Analytic CR is still the most manual of the CR processes. This kind of CR is focused primarily on observing end-user experience and providing feedback to the product development cycle to add features or fix existing functionality. Examples of this include traditional A/B website testing, measuring page-load times or service-response times, post-mortems of service failures, and so on.
Predictive CR, due to the resurgence of AI and machine learning (ML), is one of the areas of innovation in CR. It uses historical data to predict future needs. ML techniques are allowing this area to become more fully automated. Examples include automated capacity planning (primarily for the infrastructure layer), automated cost basis analysis of service delivery, and real-time reallocation of infrastructure resources to resolve capacity and hardware failure issues before they impact the end-user experience.

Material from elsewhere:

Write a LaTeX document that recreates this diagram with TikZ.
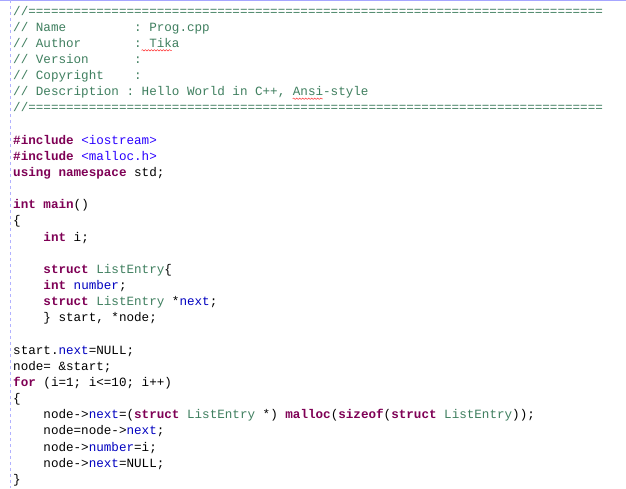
\documentclass[tikz,border=0pt]{standalone}
\usepackage{fontspec}
\setmonofont{Liberation Mono}
\usetikzlibrary{decorations.pathmorphing}
\definecolor{cmt}{HTML}{3F7F5F}
\definecolor{kw}{HTML}{7F0055}
\definecolor{str}{HTML}{2A00FF}
\definecolor{fld}{HTML}{0000C0}
\newcommand{\K}[1]{\textcolor{kw}{\textbf{#1}}}
\newcommand{\C}[1]{\textcolor{cmt}{#1}}
\newcommand{\B}[1]{\textcolor{fld}{#1}}
\newcommand{\G}[1]{\textcolor{cmt}{#1}}
\tikzset{codeline/.style={anchor=base west,inner sep=0pt,font=\ttfamily\fontsize{12.6}{14}\selectfont,text=black},
squig/.style={draw=red!80,line width=0.5pt,decorate,decoration={snake,amplitude=0.7pt,segment length=3pt}}}
\begin{document}
\begin{tikzpicture}[x=1pt,y=-1pt]
\useasboundingbox[fill=white] (0,0) rectangle (626,488);
\draw[blue!35,line width=1.2pt] (0,0.6) -- (626,0.6);
\draw[blue!30,dashed,line width=1pt] (10,0) -- (10,488);
\def\dy{16.15}
\foreach \t [count=\i] in {
{\C{//============================================================================}},
{\C{// Name\ \ \ \ \ \ \ \ \ : Prog.cpp}},
{\C{// Author\ \ \ \ \ \ \ : Tika}},
{\C{// Version\ \ \ \ \ \ :}},
{\C{// Copyright\ \ \ \ :}},
{\C{// Description : Hello World in C++, Ansi-style}},
{\C{//============================================================================}},
{},
{\K{\#include} \textcolor{str}{<iostream>}},
{\K{\#include} \textcolor{str}{<malloc.h>}},
{\K{using} \K{namespace} std;},
{},
{\K{int} \K{main}()},
{\{},
{\ \ \ \ \K{int} i;},
{},
{\ \ \ \ \K{struct} \G{ListEntry}\{},
{\ \ \ \ \K{int} \B{number};},
{\ \ \ \ \K{struct} \G{ListEntry} *\B{next};},
{\ \ \ \ \} start, *node;},
{},
{start.\B{next}=NULL;},
{node= \&start;},
{\K{for} (i=1; i<=10; i++)},
{\{},
{\ \ \ \ node->\B{next}=(\K{struct} \G{ListEntry} *) \K{malloc}(\K{sizeof}(\K{struct} \G{ListEntry}));},
{\ \ \ \ node=node->\B{next};},
{\ \ \ \ node->\B{number}=i;},
{\ \ \ \ node->\B{next}=NULL;},
{\}}}
{\node[codeline] (l\i) at (13,{15+(\i-1)*\dy}) {\t\strut};}
\coordinate (t1) at (13+17*7.56,{15+2*\dy+3});
\coordinate (t2) at (13+21*7.56,{15+2*\dy+3});
\draw[squig] (t1) -- (t2);
\coordinate (a1) at (13+37*7.56,{15+5*\dy+3});
\coordinate (a2) at (13+41*7.56,{15+5*\dy+3});
\draw[squig] (a1) -- (a2);
\end{tikzpicture}
\end{document}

Continuous Response: Closing the Loop on DevOps
DevOps arose because of a need for greater service delivery velocity and agility. Essentially, DevOps is an extension of agile software development practices to an operational mindset. It’s a direct response to the flexibility and automation possibilities that cloud computing afforded. However, much of the thinking on DevOps to date has focused on deploying the code to production and ends there. But our jobs don’t end there. As professionals we must also make certain that our code is behaving as expected, that we are learning as it runs in production, and that we are taking that learning back into the software development process.
This is where continuous response (CR) lives and breathes. DevOps without CR is the same as saying there is no greater OODA Loop around the DevOps process itself. It’s like saying that operators and developers jobs end with the code being deployed. We all know that this isn’t true. Customer experience is the ultimate measurement of our success. Can they use the software or service without hiccups or undue friction? If not, then we need to fix it. CR is the final link in the DevOps chain that enables delivering the truest customer experience.